MYRE v. MELETIO

Court of Appeals of Texas (2010)

Facts

Issue

Holding — Richter, J.

Rule

Reasoning

Deep Dive: How the Court Reached Its Decision

Court's Duty to Disclose

The Court of Appeals analyzed whether Myre owed a duty of disclosure to the homeowners based on the relationships between the parties and the knowledge of material facts. The Court explained that a duty to disclose arises when one party possesses knowledge of material facts that the other party could not discover through reasonable diligence. Since Myre had no direct relationship with the majority of the homeowners and had no contact with them, the Court found that he did not have a duty to disclose information about flooding risks. The homeowners failed to demonstrate that Myre had actual knowledge of flooding issues concerning the properties. The Court emphasized that a mere association with the transaction did not establish a duty to disclose. The absence of a direct relationship negated any obligation Myre might have had to inform the homeowners about potential flooding risks. Furthermore, the Court noted that while Hill did purchase property directly from Myre, the evidence did not establish that Myre had knowledge of the flooding risks or the absence of a drainage plan. Thus, the Court concluded that without a duty to disclose, there could be no liability for fraud against Myre.

Lack of Evidence of Knowledge

The Court observed that the evidence presented by the homeowners regarding Myre's knowledge of flooding was insufficient. The homeowners relied on testimony from Amy Moore, who claimed that Myre had indicated that the property adjacent to her own would not be developed due to flooding concerns. However, the Court found that Moore's testimony was vague and based on assumptions rather than concrete knowledge. Moore was unable to specify whether Myre was referring to the Cole Estates land, and her understanding was not substantiated by clear evidence. The Court highlighted that testimony based on conjecture and speculation lacks the necessary credibility to support a finding of actual knowledge. Additionally, Myre's own testimony contradicted the claims of knowledge about flooding, as he denied making any definitive statements about the property being prone to flooding. Consequently, the Court determined that the homeowners did not provide more than a scintilla of evidence to demonstrate that Myre had knowledge regarding the flooding potential of the properties.

Impact on Hill's Case

The Court also examined the situation of Hill, who purchased property directly from Myre, to determine if he owed her a duty to disclose. Although Myre was the seller of Hill's property, the Court noted that their relationship was characterized as an arm's-length business transaction.
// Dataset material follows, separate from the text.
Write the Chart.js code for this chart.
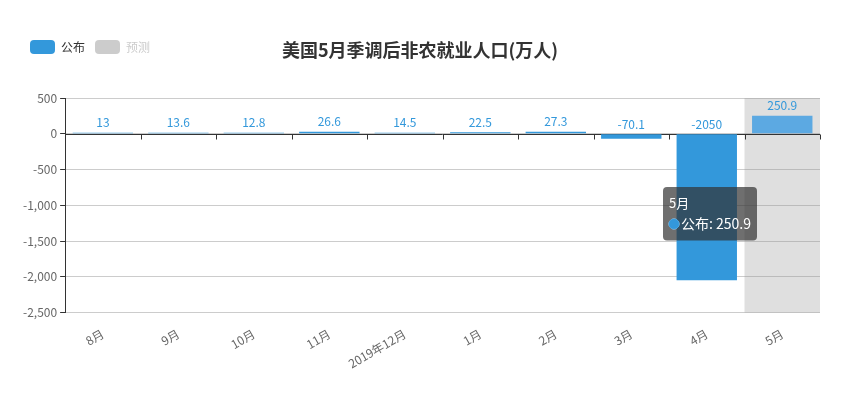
<!DOCTYPE html>
<html>
<head>
<meta charset="utf-8">
<script src="https://cdn.jsdelivr.net/npm/chart.js@4.4.1/dist/chart.umd.min.js"></script>
<style>
  html, body { margin: 0; padding: 0; background: #fff; }
  #wrap { width: 842px; height: 397px; }
</style>
</head>
<body>
<div id="wrap"><canvas id="c" width="842" height="397"></canvas></div>
<script>
const titleText = '美国5月季调后非农就业人口(万人)';
const months = ['8月', '9月', '10月', '11月', '2019年12月', '1月', '2月', '3月', '4月', '5月'];
const published = [13, 13.6, 12.8, 26.6, 14.5, 22.5, 27.3, -70.1, -2050, 250.9];
const forecast = [null, null, null, null, null, null, null, null, null, null];
const yTicks = [500, 0, -500, -1000, -1500, -2000, -2500];

const FONT = '"Microsoft YaHei", "Noto Sans CJK SC", sans-serif';
const BLUE = '#3398DB';
const activeIndex = 9;

// grey hover band, zero axis line and value labels
const extras = {
    id: 'extras',
    beforeInit(chart) {
        // leave room under the legend row
        const legend = chart.legend;
        if (legend) {
            const fit = legend.fit;
            legend.fit = function () {
                fit.call(this);
                this.height += 34;
            };
        }
    },
    beforeDatasetsDraw(chart) {
        const { ctx, chartArea, scales } = chart;
        const y = scales.y;
        const step = (chartArea.right - chartArea.left) / months.length;
        ctx.save();
        ctx.fillStyle = 'rgba(150,150,150,0.3)';
        ctx.fillRect(chartArea.left + step * activeIndex, chartArea.top, step, chartArea.bottom - chartArea.top);
        const y0 = Math.round(y.getPixelForValue(0)) + 0.5;
        ctx.strokeStyle = '#333';
        ctx.lineWidth = 1;
        ctx.beginPath();
        ctx.moveTo(chartArea.left, y0);
        ctx.lineTo(chartArea.right, y0);
        for (let i = 1; i <= months.length; i++) {
            const px = Math.round(chartArea.left + step * i) + 0.5;
            ctx.moveTo(px, y0);
            ctx.lineTo(px, y0 + 5);
        }
        ctx.stroke();
        ctx.restore();
    },
    afterDatasetsDraw(chart) {
        const { ctx } = chart;
        const meta = chart.getDatasetMeta(0);
        ctx.save();
        ctx.font = '12px ' + FONT;
        ctx.fillStyle = BLUE;
        ctx.textAlign = 'center';
        ctx.textBaseline = 'bottom';
        meta.data.forEach((bar, i) => {
            const top = Math.min(bar.y, bar.base);
            ctx.fillText(String(published[i]), bar.x, top - 4);
        });
        ctx.restore();
    },
    afterDraw(chart) {
        const { ctx, width } = chart;
        ctx.save();
        ctx.font = 'bold 18px ' + FONT;
        ctx.fillStyle = '#333';
        ctx.textAlign = 'center';
        ctx.textBaseline = 'middle';
        ctx.fillText(titleText, width / 2 - 1, 50);
        ctx.restore();
    }
};

Chart.Tooltip.positioners.fixedSpot = function () {
    return { x: 667, y: 187 };
};

const chart = new Chart(document.getElementById('c'), {
    type: 'bar',
    data: {
        labels: months,
        datasets: [
            {
                label: '公布',
                data: published,
                backgroundColor: BLUE,
                hoverBackgroundColor: '#5CA9E2',
                barPercentage: 0.8,
                categoryPercentage: 1
            },
            {
                label: '预测',
                data: forecast,
                backgroundColor: '#ccc',
                hidden: true
            }
        ]
    },
    options: {
        responsive: false,
        animation: false,
        events: [],
        layout: { padding: { left: 20, right: 22, top: 30, bottom: 20 } },
        plugins: {
            title: { display: false },
            legend: {
                display: true,
                position: 'top',
                align: 'start',
                labels: {
                    boxWidth: 25,
                    boxHeight: 14,
                    padding: 10,
                    useBorderRadius: true,
                    borderRadius: 4,
                    font: { size: 12, family: FONT },
                    color: '#333',
                    generateLabels() {
                        return [
                            { text: '公布', fillStyle: BLUE, strokeStyle: BLUE, lineWidth: 0, hidden: false, fontColor: '#333', datasetIndex: 0, borderRadius: 4 },
                            { text: '预测', fillStyle: '#ccc', strokeStyle: '#ccc', lineWidth: 0, hidden: false, fontColor: '#ccc', datasetIndex: 1, borderRadius: 4 }
                        ];
                    }
                }
            },
            tooltip: {
                enabled: true,
                position: 'fixedSpot',
                xAlign: 'left',
                yAlign: 'top',
                caretSize: 0,
                caretPadding: 0,
                backgroundColor: 'rgba(50,50,50,0.7)',
                cornerRadius: 4,
                padding: { left: 6, right: 6, top: 8, bottom: 8 },
                titleFont: { size: 13, weight: 'normal', family: FONT },
                bodyFont: { size: 14, family: FONT },
                titleMarginBottom: 5,
                usePointStyle: true,
                boxWidth: 10,
                boxHeight: 10,
                displayColors: true,
                callbacks: {
                    labelColor: () => ({ borderColor: BLUE, backgroundColor: BLUE }),
                    labelPointStyle: () => ({ pointStyle: 'circle', rotation: 0 }),
                    label: (item) => item.dataset.label + ': ' + item.raw
                }
            }
        },
        scales: {
            x: {
                grid: { display: false },
                border: { display: false },
                ticks: {
                    color: '#666',
                    font: { size: 12, family: FONT },
                    minRotation: 30,
                    maxRotation: 30,
                    padding: 6
                }
            },
            y: {
                min: -2500,
                max: 500,
                afterBuildTicks(axis) {
                    axis.ticks = yTicks.map(v => ({ value: v }));
                },
                grid: { color: '#ccc', tickColor: '#333', tickLength: 5 },
                border: { color: '#333' },
                ticks: {
                    color: '#666',
                    font: { size: 12, family: FONT },
                    padding: 3,
                    callback: (v) => v.toLocaleString('en-US')
                }
            }
        }
    },
    plugins: [extras]
});

chart.setActiveElements([{ datasetIndex: 0, index: activeIndex }]);
chart.tooltip.setActiveElements([{ datasetIndex: 0, index: activeIndex }], { x: 667, y: 187 });
chart.update();
</script>
</body>
</html>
For a duty to disclose to exist, Myre would need to have knowledge of material facts that Hill could not have discovered through ordinary care or reasonable investigation. The Court found that there was no evidence indicating that Myre was aware of any flooding risks associated with Hill's property. Furthermore, Hill's closing documents confirmed that the property was not in a flood hazard area, which further weakened her claim. Hill's inquiry about the property did not lead to any additional investigation, and there was no evidence presented that her initial observations would have unveiled the flooding risks. Thus, the Court concluded that Myre did not owe a duty of disclosure to Hill due to the lack of knowledge about the facts and the absence of diligent inquiry on Hill's part.

Daniel Myre's Liability

The Court addressed the issue of whether Daniel Myre could be held individually liable for fraud. The homeowners argued that Daniel Myre should be accountable for his actions related to the transactions. However, the Court noted that Daniel Myre only sold property to two of the homeowners, White and Paulin, and therefore any potential duty to disclose would arise solely from those transactions. The Court found that there was no evidence that Daniel Myre had knowledge of flooding issues or that he failed to disclose any material facts to the homeowners. Without evidence demonstrating his awareness of the facts allegedly withheld, the Court concluded that Daniel Myre did not owe a duty to disclose to any of the homeowners. As a result, the Court ruled that Daniel Myre could not be held liable for fraud, affirming the trial court's decision to deny recovery against him.

Conclusion and Remand

In conclusion, the Court held that the evidence was legally insufficient to support a judgment for fraud against both Myre and Daniel Myre. The lack of a duty to disclose, combined with insufficient evidence of actual knowledge regarding the flooding risks, led to the reversal of the trial court's judgment. The Court remanded the case, allowing the homeowners to make a new election of remedies. The ruling underscored the importance of establishing a duty to disclose in fraud claims and highlighted that mere involvement in a transaction does not create such a duty without a corresponding relationship or knowledge of undisclosed material facts. Thus, the homeowners were left with the opportunity to reassess their claims against the defendants under the clarified legal standards.